President Razzik Azziz blinked, a nervous tic crawling along his mustachioed features. It started at his left eye, worked down diagonally, causing his nostrils to flare, and finally sent his mustache jerking like an inchworm on a hot plate.
Now, too late, he understood. It was all very clear to him. The reason no one else had leapt into the president's chair before him was a simple one. It was no longer the seat of power, but a throne of death.
And he had claimed it for his own.
Chapter 5
Harold Smith was surprised to find the Master of Sinanju seated on a tatami mat at the foot of his hospital bed.
Chiun wore a bone-white kimono which Smith had personally recovered from a steamer trunk in the Master of Sinanju's nearby home. He sat lotus-style, his back arched, his wizened features screwed up in concentration as he inscribed quick black brushstrokes on a parchment scroll. The overhead lights made hot blobs of light on his bald head.

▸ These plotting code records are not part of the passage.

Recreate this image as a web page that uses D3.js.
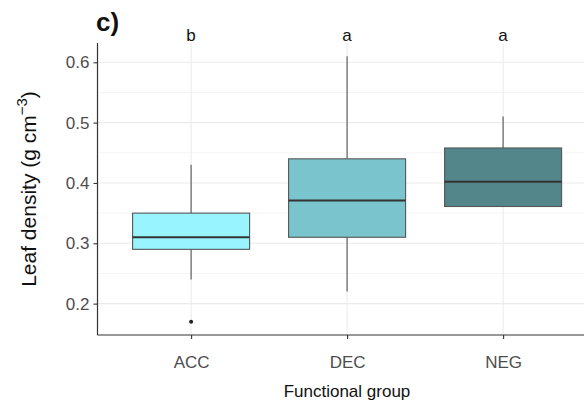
<!DOCTYPE html>
<html><head><meta charset="utf-8">
<script src="https://cdn.jsdelivr.net/npm/d3@7"></script>
<style>body{margin:0;background:#fff}svg{display:block;font-family:"Liberation Sans",Arial,sans-serif}</style>
</head><body><svg id="c" width="584" height="401"></svg>
<script>
const categories = ["ACC", "DEC", "NEG"];
const lowerWhisker = [0.24, 0.22, 0.36];
const q1 = [0.29, 0.31, 0.361];
const median = [0.31, 0.371, 0.402];
const q3 = [0.35, 0.44, 0.458];
const upperWhisker = [0.43, 0.61, 0.51];
const outliers = [[0.17], [], []];
const fills = ["#98F5FF", "#7AC5CD", "#53868B"];
const sigLetters = ["b", "a", "a"];
const yTicks = [0.2, 0.3, 0.4, 0.5, 0.6];
const yMinor = [0.25, 0.35, 0.45, 0.55];

(function () {
const svg = d3.select("#c");
const pLeft = 97.5, pBottom = 335, pTop = 43;
const step = 156;
const pRight = pLeft + 3.2 * step;
const x = d3.scalePoint().domain(categories).range([pLeft + 0.6 * step, pRight - 0.6 * step]);
const y = d3.scaleLinear().domain([0.148, 0.632]).range([pBottom, pTop]);
const bw = 0.75 * step;

const g = svg.append("g");
g.selectAll(".minor").data(yMinor).join("line")
  .attr("x1", pLeft).attr("x2", pRight).attr("y1", d => y(d)).attr("y2", d => y(d))
  .attr("stroke", "#F2F2F2").attr("stroke-width", 0.8);
g.selectAll(".major").data(yTicks).join("line")
  .attr("x1", pLeft).attr("x2", pRight).attr("y1", d => y(d)).attr("y2", d => y(d))
  .attr("stroke", "#EBEBEB").attr("stroke-width", 1.1);
g.selectAll(".vmajor").data(categories).join("line")
  .attr("x1", d => x(d)).attr("x2", d => x(d)).attr("y1", pTop).attr("y2", pBottom)
  .attr("stroke", "#EBEBEB").attr("stroke-width", 1.1);

categories.forEach((c, i) => {
  const cx = x(c);
  const bg = g.append("g");
  bg.append("line").attr("x1", cx).attr("x2", cx).attr("y1", y(upperWhisker[i])).attr("y2", y(q3[i]))
    .attr("stroke", "#555").attr("stroke-width", 1.1);
  bg.append("line").attr("x1", cx).attr("x2", cx).attr("y1", y(q1[i])).attr("y2", y(lowerWhisker[i]))
    .attr("stroke", "#555").attr("stroke-width", 1.1);
  bg.append("rect").attr("x", cx - bw / 2).attr("width", bw)
    .attr("y", y(q3[i])).attr("height", y(q1[i]) - y(q3[i]))
    .attr("fill", fills[i]).attr("stroke", "#555").attr("stroke-width", 1.1);
  bg.append("line").attr("x1", cx - bw / 2).attr("x2", cx + bw / 2).attr("y1", y(median[i])).attr("y2", y(median[i]))
    .attr("stroke", "#333").attr("stroke-width", 2);
  bg.selectAll("circle").data(outliers[i]).join("circle")
    .attr("cx", cx).attr("cy", d => y(d)).attr("r", 2).attr("fill", "#222");
  svg.append("text").attr("x", cx).attr("y", 41).attr("text-anchor", "middle")
    .attr("font-size", 17).attr("fill", "#111").text(sigLetters[i]);
});

const ya = svg.append("g").attr("transform", `translate(${pLeft},0)`)
  .call(d3.axisLeft(y).tickValues(yTicks).tickSize(4).tickPadding(4).tickFormat(d3.format(".1f")));
ya.select(".domain").attr("d", `M0,${pTop}V${pBottom}`).attr("stroke", "#333").attr("stroke-width", 1.2);
ya.selectAll(".tick line").attr("stroke", "#333").attr("stroke-width", 1.1);
ya.selectAll("text").attr("font-size", 17).attr("fill", "#4D4D4D").attr("font-family", "Liberation Sans, Arial, sans-serif");

const xa = svg.append("g").attr("transform", `translate(0,${pBottom})`)
  .call(d3.axisBottom(x).tickSize(4).tickPadding(16.5));
xa.select(".domain").attr("d", `M${pLeft},0H${pRight}`).attr("stroke", "#333").attr("stroke-width", 1.2);
xa.selectAll(".tick line").attr("stroke", "#333").attr("stroke-width", 1.1);
xa.selectAll("text").attr("font-size", 17).attr("fill", "#4D4D4D").attr("font-family", "Liberation Sans, Arial, sans-serif");

svg.append("text").attr("x", 347).attr("y", 397).attr("text-anchor", "middle")
  .attr("font-size", 17).attr("fill", "#111").text("Functional group");
const yt = svg.append("text").attr("transform", "translate(36,189) rotate(-90)")
  .attr("text-anchor", "middle").attr("font-size", 21).attr("fill", "#111");
yt.append("tspan").text("Leaf density (g cm");
yt.append("tspan").attr("dy", -9).attr("font-size", 15).text("\u22123");
yt.append("tspan").attr("dy", 9).text(")");
svg.append("text").attr("x", 96).attr("y", 31).attr("font-size", 26).attr("font-weight", "bold")
  .attr("fill", "#111").text("c)");
})();
</script></body></html>
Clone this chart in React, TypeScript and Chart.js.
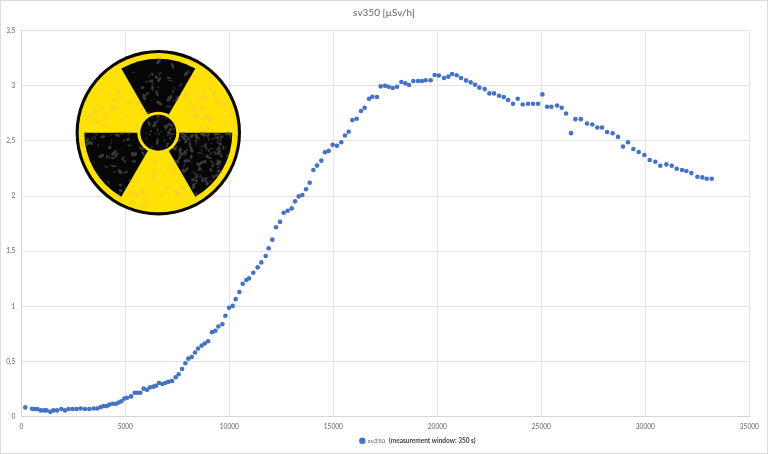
import React, { useEffect, useRef } from "react";
import { Chart, registerables } from "chart.js";

Chart.register(...registerables);

const seriesName = "sv350";
const chartTitle = "sv350 [µSv/h]";
const legendNote = "(measurement window: 350 s)";

const elapsedSeconds = [
  192, 513, 641, 770, 930, 1090, 1218, 1395, 1539, 1715, 1924, 2100, 2276, 2469, 2661, 2853, 3062, 3270, 3479, 3655,
  3815, 3960, 4104, 4232, 4392, 4553, 4681, 4809, 4953, 5081, 5274, 5450, 5595, 5723, 5883, 6043, 6188, 6348, 6476, 6620,
  6781, 6941, 7085, 7246, 7422, 7566, 7726, 7887, 8031, 8192, 8352, 8496, 8672, 8817, 8977, 9170, 9330, 9474, 9666, 9811,
  9987, 10162, 10306, 10482, 10643, 10819, 10947, 11155, 11364, 11540, 11749, 11893, 12069, 12246, 12438, 12615, 12807, 12999, 13160, 13336,
  13512, 13689, 13865, 14041, 14218, 14426, 14602, 14779, 14969, 15178, 15386, 15562, 15739, 15915, 16123, 16332, 16508, 16717, 16877, 17101,
  17278, 17486, 17662, 17855, 18063, 18271, 18464, 18640, 18849, 19073, 19265, 19442, 19682, 19874, 20075, 20323, 20531, 20708, 20932, 21140,
  21381, 21605, 21814, 22022, 22279, 22503, 22728, 22968, 23192, 23401, 23641, 23866, 24106, 24363, 24603, 24844, 25052, 25276, 25485, 25757,
  25982, 26190, 26430, 26639, 26900, 27198, 27454, 27695, 27919, 28160, 28432, 28688, 28929, 29170, 29426, 29682, 29955, 30211, 30484, 30724,
  31013, 31269, 31510, 31766, 31975, 32215, 32504, 32744, 32953, 33193,
];

const doseRate = [
  0.085, 0.073, 0.07, 0.07, 0.058, 0.058, 0.058, 0.045, 0.058, 0.058, 0.07, 0.058, 0.07, 0.07, 0.07, 0.075, 0.07, 0.07, 0.075, 0.075,
  0.088, 0.097, 0.097, 0.11, 0.118, 0.118, 0.13, 0.14, 0.165, 0.173, 0.185, 0.218, 0.218, 0.218, 0.255, 0.245, 0.267, 0.273, 0.282, 0.306,
  0.297, 0.309, 0.318, 0.324, 0.358, 0.385, 0.433, 0.485, 0.527, 0.542, 0.582, 0.618, 0.645, 0.664, 0.685, 0.767, 0.779, 0.818, 0.839, 0.915,
  0.987, 1.005, 1.066, 1.13, 1.205, 1.239, 1.254, 1.305, 1.354, 1.399, 1.457, 1.527, 1.605, 1.717, 1.766, 1.849, 1.867, 1.888, 1.952, 1.997,
  2.009, 2.061, 2.121, 2.236, 2.276, 2.321, 2.397, 2.409, 2.464, 2.455, 2.488, 2.549, 2.582, 2.688, 2.7, 2.77, 2.8, 2.882, 2.9, 2.897,
  2.994, 3.0, 2.991, 2.979, 2.991, 3.033, 3.021, 3.006, 3.043, 3.043, 3.043, 3.049, 3.049, 3.097, 3.092, 3.07, 3.082, 3.106, 3.094, 3.07,
  3.048, 3.03, 3.009, 2.982, 2.969, 2.93, 2.93, 2.909, 2.897, 2.87, 2.836, 2.882, 2.83, 2.836, 2.836, 2.836, 2.921, 2.809, 2.809, 2.821,
  2.8, 2.748, 2.57, 2.697, 2.697, 2.657, 2.648, 2.621, 2.621, 2.581, 2.569, 2.536, 2.448, 2.487, 2.427, 2.399, 2.372, 2.327, 2.311, 2.275,
  2.287, 2.275, 2.248, 2.236, 2.227, 2.208, 2.175, 2.169, 2.157, 2.157,
];

const FONT = "Lato, Carlito, 'Open Sans', sans-serif";
const GRID = "#e4e4e4";
const TEXT = "#666666";

// Stable pseudo-noise for the worn print texture of the emblem (decoration only).
function hash(n: number) {
  const s = Math.sin(n * 127.1 + 311.7) * 43758.5453;
  return s - Math.floor(s);
}

function blotches(ctx: CanvasRenderingContext2D, cx: number, cy: number, r: number, count: number, seed: number, color: string, size: number) {
  ctx.fillStyle = color;
  for (let i = 0; i < count; i++) {
    const a = hash(seed + i) * Math.PI * 2;
    const d = Math.sqrt(hash(seed + i + 0.37)) * r;
    const w = 0.4 + hash(seed + i + 0.71) * size;
    const h = 0.3 + hash(seed + i + 0.93) * size * 0.5;
    ctx.beginPath();
    ctx.ellipse(cx + Math.cos(a) * d, cy + Math.sin(a) * d, w, h, hash(seed + i + 0.11) * Math.PI, 0, Math.PI * 2);
    ctx.fill();
  }
}

const emblemPlugin = {
  id: "emblem",
  beforeDatasetsDraw(chart: any) {
    const ctx: CanvasRenderingContext2D = chart.ctx;
    const cx = 158.3, cy = 132.7;
    ctx.save();
    ctx.fillStyle = "#0a0a0a";
    ctx.beginPath(); ctx.arc(cx, cy, 82.7, 0, Math.PI * 2); ctx.fill();
    ctx.fillStyle = "#ffe205";
    ctx.beginPath(); ctx.arc(cx, cy, 79.6, 0, Math.PI * 2); ctx.fill();

    ctx.save();
    ctx.beginPath(); ctx.arc(cx, cy, 79.6, 0, Math.PI * 2); ctx.clip();
    blotches(ctx, cx, cy, 78, 230, 5, "#fcd61a", 5.5);
    ctx.restore();

    const blades: [number, number, number, number][] = [
      [-120, -60, 260, 11],
      [120, 180, 300, 23],
      [0, 60, 760, 37],
    ];
    for (const [from, to, count, seed] of blades) {
      const path = new Path2D();
      path.moveTo(cx, cy);
      path.arc(cx, cy, 74, (from * Math.PI) / 180, (to * Math.PI) / 180);
      path.closePath();
      ctx.fillStyle = "#060606";
      ctx.fill(path);
      ctx.save();
      ctx.clip(path);
      blotches(ctx, cx, cy, 74, count, seed, "#3a3a3a", 3.2);
      ctx.restore();
    }

    ctx.fillStyle = "#ffe205";
    ctx.beginPath(); ctx.arc(cx, cy, 21, 0, Math.PI * 2); ctx.fill();
    const hub = new Path2D();
    hub.arc(cx, cy, 18, 0, Math.PI * 2);
    ctx.fillStyle = "#060606";
    ctx.fill(hub);
    ctx.save();
    ctx.clip(hub);
    blotches(ctx, cx, cy, 18, 45, 51, "#3a3a3a", 2.4);
    ctx.restore();
    ctx.restore();
  },
};

const framePlugin = {
  id: "frame",
  beforeDraw(chart: any) {
    const ctx: CanvasRenderingContext2D = chart.ctx;
    ctx.save();
    ctx.fillStyle = "#ffffff";
    ctx.fillRect(0, 0, chart.width, chart.height);
    ctx.strokeStyle = "#dcdcdc";
    ctx.lineWidth = 1;
    ctx.strokeRect(0.5, 0.5, chart.width - 1, chart.height - 1);
    ctx.restore();
  },
  afterDraw(chart: any) {
    const ctx: CanvasRenderingContext2D = chart.ctx;
    ctx.save();
    ctx.fillStyle = "#3f3f3f";
    ctx.font = `700 6.5px ${FONT}`;
    ctx.textAlign = "left";
    ctx.textBaseline = "middle";
    ctx.fillText(legendNote, 389, 441);
    ctx.restore();
  },
  afterLayout(chart: any) {
    // The title is centred on the whole picture, not on the padded area.
    chart.titleBlock.left += 9.35;
    chart.titleBlock.right += 9.35;
    chart.legend.left -= 2;
    chart.legend.right -= 2;
  },
};

export default function App() {
  const ref = useRef<HTMLCanvasElement | null>(null);

  useEffect(() => {
    document.body.style.margin = "0";
    const chart = new Chart(ref.current as HTMLCanvasElement, {
      type: "scatter",
      data: {
        datasets: [
          {
            label: seriesName,
            data: elapsedSeconds.map((x, i) => ({ x, y: doseRate[i] })),
            backgroundColor: "#4472c4",
            borderColor: "#4472c4",
            pointRadius: 2.3,
            pointBorderWidth: 0,
          },
        ],
      },
      options: {
        responsive: false,
        animation: false,
        layout: { padding: { left: 0, right: 18.7, top: 0, bottom: 0 } },
        plugins: {
          title: {
            display: true,
            text: chartTitle,
            color: TEXT,
            font: { family: FONT, size: 10, weight: "normal" },
            padding: { top: 7, bottom: 11.5 },
          },
          legend: {
            position: "bottom",
            labels: {
              usePointStyle: true,
              pointStyle: "circle",
              boxWidth: 4.5,
              boxHeight: 4.5,
              padding: 3,
              color: TEXT,
              font: { family: FONT, size: 6.5 },
            },
          },
          tooltip: { enabled: false },
        },
        scales: {
          x: {
            type: "linear",
            min: 0,
            max: 35000,
            afterFit: (s: any) => { s.height = 17.7; },
            grid: { color: GRID, lineWidth: 1, drawTicks: false },
            border: { color: "#d6d6d6" },
            ticks: {
              stepSize: 5000,
              maxRotation: 0,
              padding: 6,
              color: TEXT,
              font: { family: FONT, size: 6.6 },
              callback: (v: any) => String(v),
            },
          },
          y: {
            type: "linear",
            min: 0,
            max: 3.5,
            afterFit: (s: any) => { s.width = 21.3; },
            grid: { color: GRID, lineWidth: 1, drawTicks: false },
            border: { color: "#d6d6d6" },
            ticks: {
              stepSize: 0.5,
              padding: 6,
              color: TEXT,
              font: { family: FONT, size: 6.6 },
              callback: (v: any) => String(v).replace(".", ","),
            },
          },
        },
      },
      plugins: [emblemPlugin, framePlugin],
    } as any);
    return () => chart.destroy();
  }, []);

  return <canvas ref={ref} width={768} height={454} style={{ display: "block" }} />;
}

A covered wok simmered at his feet.
"The President has received an urgent communication from Abominadad," Smith began.
Without looking up, Chiun nodded.
"The defense minister of Irait has offered to release all hostages if the U.S. will call off the destructive forces they claim we have unleashed upon their city."
Chiun frowned, adding a brushstroke to the geometrical pattern he had been carefully creating on the parchment.
"The trouble is," Smith went on, "we have unleashed nothing. We believe the Iraitis are referring to Remo and Kimberly Baynes."
"This is not good," Chiun said, his frown making his face shrivel into a mummylike death mask. Leaping flames from a tiny Sterne, fire sent wavering blue shadows across the Master of Sinanju's dry features like the ghostly turning of the pages of history.